The structural rule that overrides everything: slots are released only about a month before the visit date, so 'booking early' at Wawel means booking the moment your dates fall inside that window. Set a reminder for one month before your Kraków arrival, and book the State Rooms first — it is the route that sells out, while the smaller exhibitions usually have availability closer in. Arrive on the hill 15–20 minutes before your slot; the cobbled ramp from street level to the courtyard entrances takes longer than the map suggests, especially with children or luggage-day timing.

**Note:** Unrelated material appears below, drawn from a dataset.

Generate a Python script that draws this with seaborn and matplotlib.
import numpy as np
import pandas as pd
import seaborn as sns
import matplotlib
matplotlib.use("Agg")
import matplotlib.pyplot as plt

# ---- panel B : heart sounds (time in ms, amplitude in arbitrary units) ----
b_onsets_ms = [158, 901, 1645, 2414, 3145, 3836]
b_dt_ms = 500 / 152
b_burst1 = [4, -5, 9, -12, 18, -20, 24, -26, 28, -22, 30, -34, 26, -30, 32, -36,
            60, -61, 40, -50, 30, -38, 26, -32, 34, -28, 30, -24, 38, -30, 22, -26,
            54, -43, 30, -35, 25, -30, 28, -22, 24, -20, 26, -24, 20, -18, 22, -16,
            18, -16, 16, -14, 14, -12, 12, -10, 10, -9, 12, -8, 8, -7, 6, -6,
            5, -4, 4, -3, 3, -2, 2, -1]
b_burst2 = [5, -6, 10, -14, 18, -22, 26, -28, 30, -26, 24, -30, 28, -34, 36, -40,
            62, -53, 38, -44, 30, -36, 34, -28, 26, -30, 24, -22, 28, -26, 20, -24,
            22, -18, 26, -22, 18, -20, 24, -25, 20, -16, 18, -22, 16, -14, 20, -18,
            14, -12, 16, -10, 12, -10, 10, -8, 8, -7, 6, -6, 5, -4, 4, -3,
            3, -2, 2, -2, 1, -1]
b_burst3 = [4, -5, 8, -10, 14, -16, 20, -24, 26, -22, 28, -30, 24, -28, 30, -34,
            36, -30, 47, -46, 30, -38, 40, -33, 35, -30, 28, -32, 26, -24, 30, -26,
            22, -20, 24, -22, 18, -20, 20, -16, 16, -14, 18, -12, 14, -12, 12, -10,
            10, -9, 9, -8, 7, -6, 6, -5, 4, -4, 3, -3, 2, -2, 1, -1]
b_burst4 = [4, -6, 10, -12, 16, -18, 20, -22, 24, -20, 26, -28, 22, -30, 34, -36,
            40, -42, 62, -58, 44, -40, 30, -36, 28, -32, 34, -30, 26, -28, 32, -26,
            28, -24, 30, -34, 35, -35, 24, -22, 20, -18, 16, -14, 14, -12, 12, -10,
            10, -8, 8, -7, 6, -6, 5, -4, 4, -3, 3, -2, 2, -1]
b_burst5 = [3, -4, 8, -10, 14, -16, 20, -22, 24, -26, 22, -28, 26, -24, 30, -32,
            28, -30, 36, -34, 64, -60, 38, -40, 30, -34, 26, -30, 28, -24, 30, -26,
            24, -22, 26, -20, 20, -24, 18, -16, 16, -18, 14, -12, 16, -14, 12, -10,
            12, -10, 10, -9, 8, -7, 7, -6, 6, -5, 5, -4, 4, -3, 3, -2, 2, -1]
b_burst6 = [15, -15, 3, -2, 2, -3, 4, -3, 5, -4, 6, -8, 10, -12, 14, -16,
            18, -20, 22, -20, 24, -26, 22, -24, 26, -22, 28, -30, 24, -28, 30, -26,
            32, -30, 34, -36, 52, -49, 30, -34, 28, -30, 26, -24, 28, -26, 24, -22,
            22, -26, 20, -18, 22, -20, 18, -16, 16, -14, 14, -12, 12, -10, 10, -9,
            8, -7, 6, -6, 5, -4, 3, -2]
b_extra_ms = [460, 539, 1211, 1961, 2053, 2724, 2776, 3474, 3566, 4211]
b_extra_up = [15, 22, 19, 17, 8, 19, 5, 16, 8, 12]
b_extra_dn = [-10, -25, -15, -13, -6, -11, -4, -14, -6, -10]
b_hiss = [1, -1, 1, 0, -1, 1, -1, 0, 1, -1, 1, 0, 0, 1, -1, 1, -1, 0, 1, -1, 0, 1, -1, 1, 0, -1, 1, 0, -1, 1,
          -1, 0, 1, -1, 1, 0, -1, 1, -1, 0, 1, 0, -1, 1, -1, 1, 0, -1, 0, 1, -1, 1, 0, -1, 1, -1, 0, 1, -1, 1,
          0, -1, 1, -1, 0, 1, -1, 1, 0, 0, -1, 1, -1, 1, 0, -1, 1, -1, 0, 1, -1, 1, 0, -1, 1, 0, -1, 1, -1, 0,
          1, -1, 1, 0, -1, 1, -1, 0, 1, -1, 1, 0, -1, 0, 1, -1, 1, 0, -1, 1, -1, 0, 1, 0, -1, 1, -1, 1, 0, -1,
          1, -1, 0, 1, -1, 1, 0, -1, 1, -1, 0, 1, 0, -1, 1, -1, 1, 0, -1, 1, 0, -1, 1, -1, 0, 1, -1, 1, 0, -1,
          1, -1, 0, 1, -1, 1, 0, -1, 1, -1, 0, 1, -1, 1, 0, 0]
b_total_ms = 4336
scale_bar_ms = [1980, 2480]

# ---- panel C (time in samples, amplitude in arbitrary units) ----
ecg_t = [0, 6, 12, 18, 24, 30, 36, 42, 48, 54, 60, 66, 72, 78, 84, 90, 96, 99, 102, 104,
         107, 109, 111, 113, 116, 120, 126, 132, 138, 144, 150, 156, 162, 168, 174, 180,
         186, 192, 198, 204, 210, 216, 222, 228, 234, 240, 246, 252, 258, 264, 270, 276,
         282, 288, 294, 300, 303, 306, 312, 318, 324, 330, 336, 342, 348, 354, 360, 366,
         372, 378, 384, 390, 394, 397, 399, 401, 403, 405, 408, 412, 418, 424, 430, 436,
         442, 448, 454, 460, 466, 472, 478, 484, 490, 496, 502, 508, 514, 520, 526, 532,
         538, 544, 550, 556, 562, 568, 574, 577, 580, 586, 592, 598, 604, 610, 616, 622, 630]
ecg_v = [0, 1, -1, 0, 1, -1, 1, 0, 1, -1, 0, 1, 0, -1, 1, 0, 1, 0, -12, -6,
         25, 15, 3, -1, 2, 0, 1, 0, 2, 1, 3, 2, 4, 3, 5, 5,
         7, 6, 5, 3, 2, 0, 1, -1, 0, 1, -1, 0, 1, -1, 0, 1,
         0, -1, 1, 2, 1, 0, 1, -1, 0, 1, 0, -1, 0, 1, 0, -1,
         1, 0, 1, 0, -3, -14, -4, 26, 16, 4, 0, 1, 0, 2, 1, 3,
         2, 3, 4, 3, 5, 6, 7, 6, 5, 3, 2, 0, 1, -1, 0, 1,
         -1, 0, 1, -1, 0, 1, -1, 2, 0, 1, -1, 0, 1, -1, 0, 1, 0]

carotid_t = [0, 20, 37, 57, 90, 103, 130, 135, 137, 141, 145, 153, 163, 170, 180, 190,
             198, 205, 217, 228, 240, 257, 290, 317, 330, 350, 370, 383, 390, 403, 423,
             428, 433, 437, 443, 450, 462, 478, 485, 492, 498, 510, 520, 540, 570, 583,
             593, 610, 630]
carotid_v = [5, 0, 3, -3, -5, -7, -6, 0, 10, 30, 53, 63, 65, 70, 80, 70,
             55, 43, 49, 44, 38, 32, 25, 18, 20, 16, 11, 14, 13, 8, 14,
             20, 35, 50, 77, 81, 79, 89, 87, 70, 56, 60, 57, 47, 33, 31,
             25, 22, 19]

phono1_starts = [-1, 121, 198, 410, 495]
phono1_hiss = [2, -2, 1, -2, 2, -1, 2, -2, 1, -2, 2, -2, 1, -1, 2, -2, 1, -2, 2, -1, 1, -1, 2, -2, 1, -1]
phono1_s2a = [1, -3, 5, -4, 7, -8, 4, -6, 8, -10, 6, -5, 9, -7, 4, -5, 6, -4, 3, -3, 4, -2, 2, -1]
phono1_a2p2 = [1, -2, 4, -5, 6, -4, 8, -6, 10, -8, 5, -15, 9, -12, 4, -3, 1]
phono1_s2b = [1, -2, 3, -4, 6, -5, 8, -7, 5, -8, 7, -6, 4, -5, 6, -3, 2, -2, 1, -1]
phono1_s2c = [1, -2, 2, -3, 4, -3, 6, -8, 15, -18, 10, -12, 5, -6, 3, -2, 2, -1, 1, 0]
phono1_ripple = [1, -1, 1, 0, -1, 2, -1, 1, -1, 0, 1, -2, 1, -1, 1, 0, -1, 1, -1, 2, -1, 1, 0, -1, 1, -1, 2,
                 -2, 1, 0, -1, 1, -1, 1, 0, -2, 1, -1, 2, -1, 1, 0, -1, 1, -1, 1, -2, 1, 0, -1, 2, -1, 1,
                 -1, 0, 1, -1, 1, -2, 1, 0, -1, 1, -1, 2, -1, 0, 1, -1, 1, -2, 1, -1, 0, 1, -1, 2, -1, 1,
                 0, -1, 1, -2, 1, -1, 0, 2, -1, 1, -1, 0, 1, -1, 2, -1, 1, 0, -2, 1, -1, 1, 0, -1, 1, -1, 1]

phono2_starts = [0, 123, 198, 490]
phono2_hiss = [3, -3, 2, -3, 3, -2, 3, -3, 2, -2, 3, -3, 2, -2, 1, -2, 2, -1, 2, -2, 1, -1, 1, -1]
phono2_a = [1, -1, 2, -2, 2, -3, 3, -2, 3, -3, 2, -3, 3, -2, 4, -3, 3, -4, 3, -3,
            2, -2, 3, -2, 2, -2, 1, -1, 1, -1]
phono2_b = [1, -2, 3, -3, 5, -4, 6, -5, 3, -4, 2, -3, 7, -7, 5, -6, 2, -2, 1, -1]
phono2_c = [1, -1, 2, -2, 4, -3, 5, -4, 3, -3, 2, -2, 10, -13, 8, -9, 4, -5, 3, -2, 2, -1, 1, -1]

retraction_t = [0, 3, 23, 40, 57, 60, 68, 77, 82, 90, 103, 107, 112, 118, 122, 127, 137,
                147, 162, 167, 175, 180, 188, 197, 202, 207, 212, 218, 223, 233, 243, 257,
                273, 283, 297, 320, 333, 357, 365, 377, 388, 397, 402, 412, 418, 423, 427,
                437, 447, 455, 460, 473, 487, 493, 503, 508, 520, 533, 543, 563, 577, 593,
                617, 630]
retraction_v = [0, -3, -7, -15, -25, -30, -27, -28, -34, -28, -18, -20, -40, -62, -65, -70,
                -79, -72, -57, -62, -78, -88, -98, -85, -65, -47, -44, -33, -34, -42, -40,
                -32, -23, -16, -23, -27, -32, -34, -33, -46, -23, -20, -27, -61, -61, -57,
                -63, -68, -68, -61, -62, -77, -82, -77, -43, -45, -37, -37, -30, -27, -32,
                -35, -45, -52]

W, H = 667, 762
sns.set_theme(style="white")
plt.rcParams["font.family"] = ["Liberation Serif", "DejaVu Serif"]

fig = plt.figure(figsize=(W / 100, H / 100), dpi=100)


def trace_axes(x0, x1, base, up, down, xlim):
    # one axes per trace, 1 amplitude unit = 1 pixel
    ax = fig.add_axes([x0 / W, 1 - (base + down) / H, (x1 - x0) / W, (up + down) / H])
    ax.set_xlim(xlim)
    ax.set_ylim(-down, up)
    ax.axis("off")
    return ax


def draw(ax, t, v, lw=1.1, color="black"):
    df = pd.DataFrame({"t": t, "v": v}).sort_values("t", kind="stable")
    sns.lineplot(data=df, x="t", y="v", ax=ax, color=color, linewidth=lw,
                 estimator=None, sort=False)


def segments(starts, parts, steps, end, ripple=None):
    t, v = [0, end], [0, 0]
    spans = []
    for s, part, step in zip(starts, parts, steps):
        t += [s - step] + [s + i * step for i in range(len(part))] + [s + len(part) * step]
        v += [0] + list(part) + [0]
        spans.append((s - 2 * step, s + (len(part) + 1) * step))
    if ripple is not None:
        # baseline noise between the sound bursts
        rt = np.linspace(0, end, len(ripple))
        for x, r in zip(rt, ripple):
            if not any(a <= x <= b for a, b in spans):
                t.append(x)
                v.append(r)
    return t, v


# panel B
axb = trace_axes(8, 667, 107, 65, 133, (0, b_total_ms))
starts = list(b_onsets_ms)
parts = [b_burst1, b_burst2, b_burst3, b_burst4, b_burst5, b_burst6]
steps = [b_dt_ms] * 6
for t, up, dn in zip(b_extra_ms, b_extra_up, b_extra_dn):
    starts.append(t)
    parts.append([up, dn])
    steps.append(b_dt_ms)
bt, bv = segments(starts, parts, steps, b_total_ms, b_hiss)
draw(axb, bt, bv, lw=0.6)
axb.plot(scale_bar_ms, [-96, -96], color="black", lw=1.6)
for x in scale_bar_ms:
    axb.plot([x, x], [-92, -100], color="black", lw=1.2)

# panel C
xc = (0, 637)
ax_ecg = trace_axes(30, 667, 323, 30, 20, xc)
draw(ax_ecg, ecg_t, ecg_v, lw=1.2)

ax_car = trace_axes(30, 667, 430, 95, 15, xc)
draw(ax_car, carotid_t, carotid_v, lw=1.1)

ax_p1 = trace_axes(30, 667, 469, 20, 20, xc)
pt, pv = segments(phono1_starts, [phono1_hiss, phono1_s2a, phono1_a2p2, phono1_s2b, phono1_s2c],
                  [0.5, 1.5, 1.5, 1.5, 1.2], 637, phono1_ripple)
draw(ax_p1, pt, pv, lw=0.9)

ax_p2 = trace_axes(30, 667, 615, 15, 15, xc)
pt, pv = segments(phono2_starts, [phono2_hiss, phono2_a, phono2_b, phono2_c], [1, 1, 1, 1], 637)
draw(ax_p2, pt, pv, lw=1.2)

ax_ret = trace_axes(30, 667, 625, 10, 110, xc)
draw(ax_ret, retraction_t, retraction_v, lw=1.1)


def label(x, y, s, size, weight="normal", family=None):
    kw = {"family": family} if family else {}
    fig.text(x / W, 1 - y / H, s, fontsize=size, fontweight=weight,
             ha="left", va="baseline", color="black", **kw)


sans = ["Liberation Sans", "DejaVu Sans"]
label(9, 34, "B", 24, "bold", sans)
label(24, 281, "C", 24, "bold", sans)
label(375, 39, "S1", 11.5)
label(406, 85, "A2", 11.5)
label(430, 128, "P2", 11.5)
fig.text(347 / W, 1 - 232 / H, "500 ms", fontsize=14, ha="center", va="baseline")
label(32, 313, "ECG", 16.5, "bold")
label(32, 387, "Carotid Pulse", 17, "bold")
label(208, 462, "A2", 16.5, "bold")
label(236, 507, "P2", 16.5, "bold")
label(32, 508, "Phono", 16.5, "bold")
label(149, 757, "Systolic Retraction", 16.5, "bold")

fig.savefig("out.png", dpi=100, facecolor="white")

Seasonal Extras — Dragon, Gardens and the River
Some of Wawel's pleasures are seasonal. The Dragon's Den — the natural cave in the hillside tied to Kraków's founding legend — opens seasonally, with its descent through the rock and exit beside the fire-breathing dragon statue on the riverbank; in the warmer months it makes the perfect ending to a family visit. The hill's gardens and the Vistula boulevards below are at their best from late April to October, when the riverside fills with walkers, kayaks and ice-cream stands, and the classic photograph of the castle from across the river is at its richest in the hour before sunset.
Winter compensates differently: the bare trees open up the castle silhouette, the crowds thin to a trickle, and on the right frosty morning the hill above the misty river is as atmospheric as anywhere in Central Europe. Whatever the season, build your Wawel timing around the interiors first — they are the capped, bookable, sell-out element — and let the free hill, the cave and the riverside fit around your slots. The castle's exhibitions are the appointment; everything else on the hill forgives spontaneity.
Frequently asked
What is the best month to visit Wawel Castle?

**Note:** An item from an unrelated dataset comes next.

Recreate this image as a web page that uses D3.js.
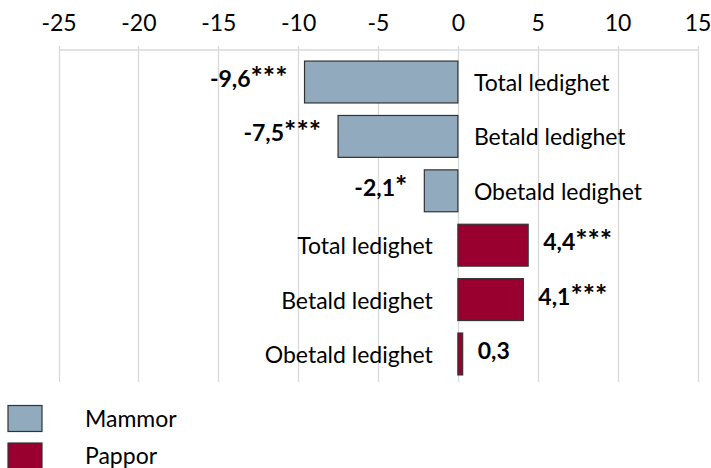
<!DOCTYPE html>
<html>
<head>
<meta charset="utf-8">
<script src="https://cdn.jsdelivr.net/npm/d3@7"></script>
<style>
  body { margin: 0; background: #fff; }
  text { font-family: Lato, "Open Sans", sans-serif; fill: #000; }
</style>
</head>
<body>
<script>
// categories and values
var categories = ["Total ledighet", "Betald ledighet", "Obetald ledighet"];
var groups = ["Mammor", "Pappor"];
var mammor = [-9.6, -7.5, -2.1];
var pappor = [4.4, 4.1, 0.3];
var mammorLabels = ["-9,6***", "-7,5***", "-2,1*"];
var papporLabels = ["4,4***", "4,1***", "0,3"];
var ticks = [-25, -20, -15, -10, -5, 0, 5, 10, 15];
var colors = ["#91aabd", "#990030"];

var W = 711, H = 468, fs = 23;

// build rows: mammor first, then pappor
var rows = [];
mammor.forEach(function (v, i) {
  rows.push({cat: categories[i], v: v, label: mammorLabels[i], g: 0});
});
pappor.forEach(function (v, i) {
  rows.push({cat: categories[i], v: v, label: papporLabels[i], g: 1});
});

var svg = d3.select("body").append("svg")
  .attr("width", W)
  .attr("height", H);

var x = d3.scaleLinear().domain([-25, 15]).range([58.5, 697.5]);
var y = d3.scaleBand().domain(d3.range(rows.length)).range([54, 382])
  .paddingInner(0.23).paddingOuter(0.13);

// gridlines
svg.append("g").selectAll("line")
  .data(ticks)
  .enter().append("line")
  .attr("x1", function (d) { return Math.round(x(d)) + 0.5; })
  .attr("x2", function (d) { return Math.round(x(d)) + 0.5; })
  .attr("y1", 46)
  .attr("y2", 382)
  .attr("stroke", "#d9d9d9")
  .attr("stroke-width", 1.3);

// top axis, plain hyphen for negatives like the source
var axis = svg.append("g").attr("transform", "translate(0,49.5)")
  .call(d3.axisTop(x).tickValues(ticks).tickSize(0).tickPadding(19)
    .tickFormat(function (d) { return String(d); }));
axis.select(".domain").attr("stroke", "#d9d9d9").attr("stroke-width", 1.3);
axis.selectAll("text")
  .style("font-family", "Lato, 'Open Sans', sans-serif")
  .style("font-size", fs + "px")
  .attr("fill", "#000");

// bars
svg.append("g").selectAll("rect")
  .data(rows)
  .enter().append("rect")
  .attr("x", function (d) { return x(Math.min(0, d.v)); })
  .attr("y", function (d, i) { return y(i); })
  .attr("width", function (d) { return Math.abs(x(d.v) - x(0)); })
  .attr("height", y.bandwidth())
  .attr("fill", function (d) { return colors[d.g]; })
  .attr("stroke", "#333")
  .attr("stroke-width", 1.2);

// category labels on the other side of zero
svg.append("g").selectAll("text")
  .data(rows)
  .enter().append("text")
  .attr("x", function (d) { return d.v < 0 ? x(0) + 16 : x(0) - 25; })
  .attr("y", function (d, i) { return y(i) + y.bandwidth() / 2 + 1; })
  .attr("dy", "0.35em")
  .attr("text-anchor", function (d) { return d.v < 0 ? "start" : "end"; })
  .style("font-size", fs + "px")
  .text(function (d) { return d.cat; });

// value labels - stars a bit bigger, calibri's asterisk is larger than lato's
var vl = svg.append("g").selectAll("text")
  .data(rows)
  .enter().append("text")
  .attr("x", function (d) { return d.v < 0 ? x(d.v) - 17 : x(d.v) + 15; })
  .attr("y", function (d, i) { return y(i) + y.bandwidth() / 2 - 3; })
  .attr("dy", "0.35em")
  .attr("text-anchor", function (d) { return d.v < 0 ? "end" : "start"; })
  .style("font-size", fs + "px")
  .style("font-weight", "bold");
vl.append("tspan")
  .text(function (d) { return d.label.replace(/\*+$/, ""); });
vl.append("tspan")
  .style("font-size", "29px")
  .text(function (d) { var m = d.label.match(/\*+$/); return m ? m[0] : ""; });

// legend
var leg = svg.append("g").selectAll("g")
  .data(groups)
  .enter().append("g")
  .attr("transform", function (d, i) { return "translate(8," + (405.5 + i * 37.5) + ")"; });
leg.append("rect")
  .attr("width", 34)
  .attr("height", 26)
  .attr("fill", function (d, i) { return colors[i]; })
  .attr("stroke", "#333")
  .attr("stroke-width", 1.2);
leg.append("text")
  .attr("x", 77)
  .attr("y", 13)
  .attr("dy", "0.35em")
  .style("font-size", fs + "px")
  .text(function (d) { return d; });
</script>
</body>
</html>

April–May and September–October offer the best balance of weather, light and slot availability. June–August is busiest, with State Rooms slots selling out fastest; winter weekdays are quietest of all.
How far in advance should I book?
Slots are released only about a month ahead, so book the moment your dates fall inside that window — especially for the State Rooms + Royal Private Apartments, which sells out first.

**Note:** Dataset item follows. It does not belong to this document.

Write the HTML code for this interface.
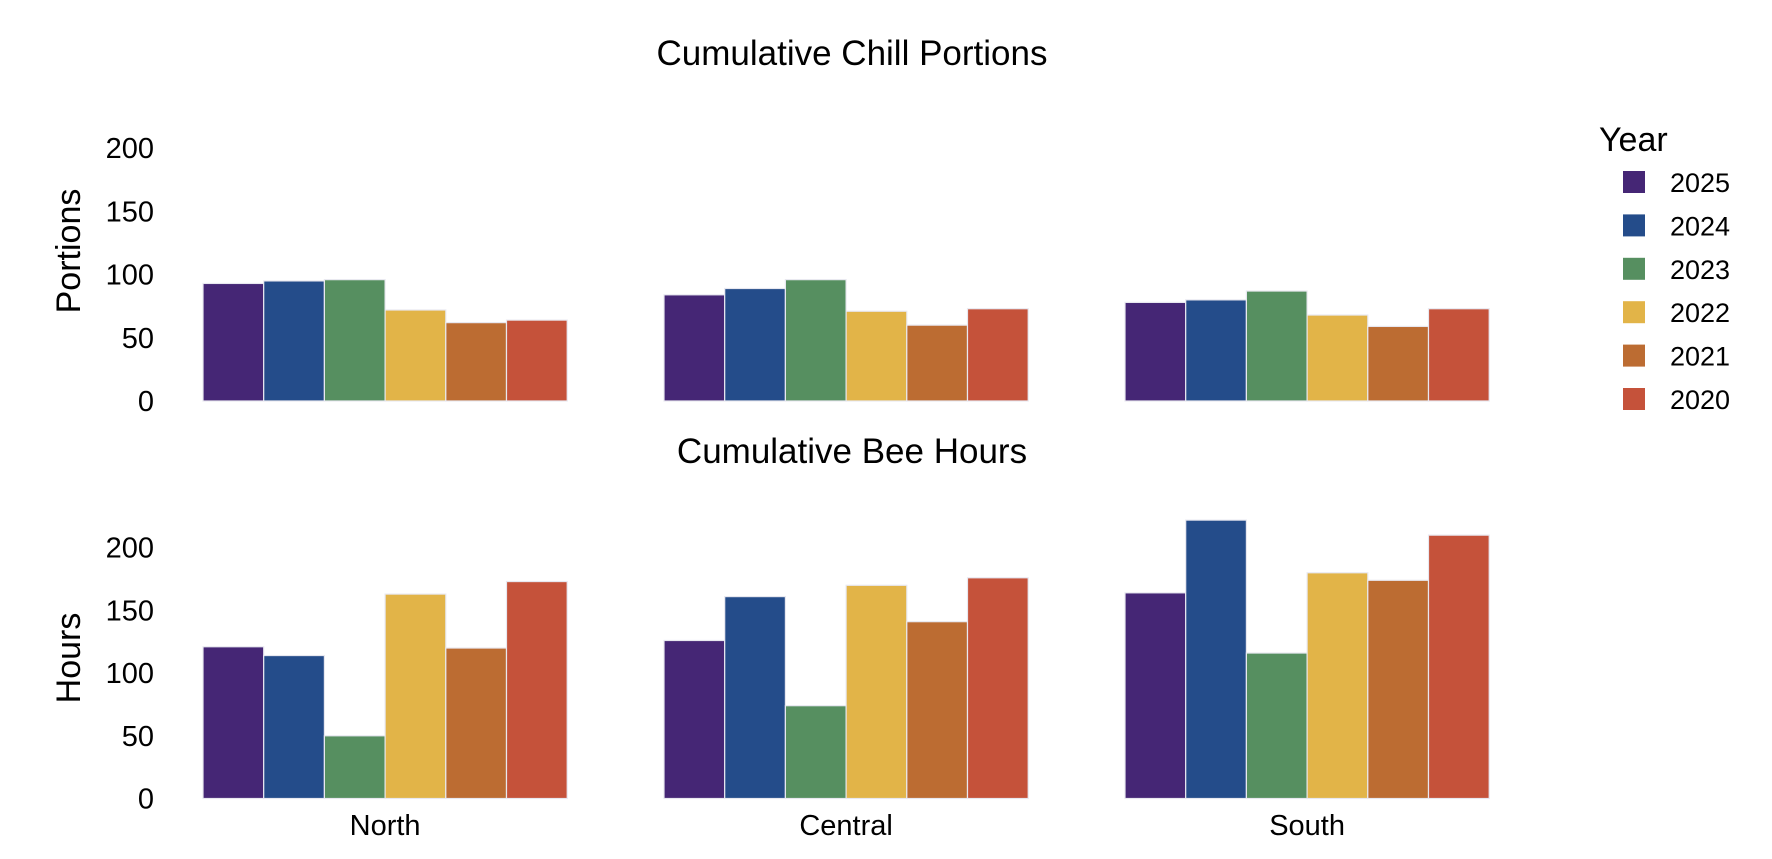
<!DOCTYPE html>
<html><head><meta charset="utf-8"><style>
body{margin:0;background:#fff;}
svg text{font-family:"Liberation Sans",sans-serif;fill:#000;}
</style></head><body>
<svg id="chart" width="1772" height="854"></svg>
<script>
const regions=["North","Central","South"];
const years=["2025","2024","2023","2022","2021","2020"];
const colors=["#452675","#244c8a","#568f60","#e2b448","#bc6c32","#c5523a"];
const chillNorth=[93,95,96,72,62,64];
const chillCentral=[84,89,96,71,60,73];
const chillSouth=[78,80,87,68,59,73];
const beeNorth=[121,114,50,163,120,173];
const beeCentral=[126,161,74,170,141,176];
const beeSouth=[164,222,116,180,174,210];
const yTicks=[0,50,100,150,200];
const svg=document.getElementById('chart');
const NS='http://www.w3.org/2000/svg';
function mk(tag,attrs,parent){const e=document.createElementNS(NS,tag);for(const k in attrs)e.setAttribute(k,attrs[k]);(parent||svg).appendChild(e);return e;}
const groupStart=[203,664,1125], barW=60.7;
function xBar(g,i){return groupStart[g]+i*barW;}
function panel(name,title,titleY,yLabel,yLabelX,yLabelY,y0,pxPer50,data){
  const g=mk('g',{});
  
  
  const y=v=>y0-v*pxPer50/50;
  const t=mk('text',{x:852,y:titleY,'font-size':35,'text-anchor':'middle'},g);t.textContent=title;
  
  
  const yl=mk('text',{x:yLabelX,y:yLabelY,'font-size':34,'text-anchor':'middle',transform:`rotate(-90 ${yLabelX} ${yLabelY})`},g);yl.textContent=yLabel;
  
  
  yTicks.forEach(v=>{const tk=mk('text',{x:154,y:y(v)+10,'font-size':29,'text-anchor':'end'},g);tk.textContent=v;
    
    });
  data.forEach((arr,gi)=>arr.forEach((v,i)=>{
    const r=mk('rect',{x:xBar(gi,i),y:y(v),width:barW,height:y(0)-y(v),fill:colors[i],stroke:'#e8e8f0','stroke-width':1.2},g);
    
    
  }));
}
panel('chill','Cumulative Chill Portions',65,'Portions',80,251,401,63.2,[chillNorth,chillCentral,chillSouth]);
panel('bee','Cumulative Bee Hours',463,'Hours',80,658,798.5,62.7,[beeNorth,beeCentral,beeSouth]);
regions.forEach((r,gi)=>{const t=mk('text',{x:groupStart[gi]+3*barW,y:835,'font-size':29,'text-anchor':'middle'});t.textContent=r;
  
  });
const lt=mk('text',{x:1599,y:151,'font-size':34});lt.textContent='Year';


years.forEach((yr,i)=>{const cy=182+i*43.4;
  const s=mk('rect',{x:1623,y:cy-11,width:22,height:22,fill:colors[i]});
  
  
  const t=mk('text',{x:1670,y:cy+10,'font-size':27});t.textContent=yr;
  
  });
</script>
</body></html>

Is the free Monday worth it?
If you're flexible and happy to queue early with no guarantee, yes — it's genuine. If your Kraków time is short, a guaranteed timed slot on a quiet weekday is usually the better trade. Free tickets are in-person only, limited, and cover selected exhibitions only.
What time of day is quietest?
The first slots after opening. Tour-group crowds build from mid-morning and stay heavy through the middle of the day, easing in the last two hours.
Which days are busiest?
Saturdays, then Sundays. Tuesday to Thursday are the calmest full-programme days. Mondays run a reduced free-admission programme with its own queues.
How should I space two exhibitions in one day?
About two hours apart — for example an early State Rooms slot, then the free courtyard and a coffee, then a midday Crown Treasury or Lost Wawel slot.
Is the Dragon's Den open all year?
It opens seasonally, mainly in the warmer months, with its own entry arrangement separate from the exhibition tickets. Ask us for the current setup on your dates.
Is winter a bad time to visit?
Not at all — winter weekdays mean near-empty throne rooms and the tapestries in peace. Hours are shorter and the seasonal programme can shift, which your timed ticket and our concierge confirmation will reflect.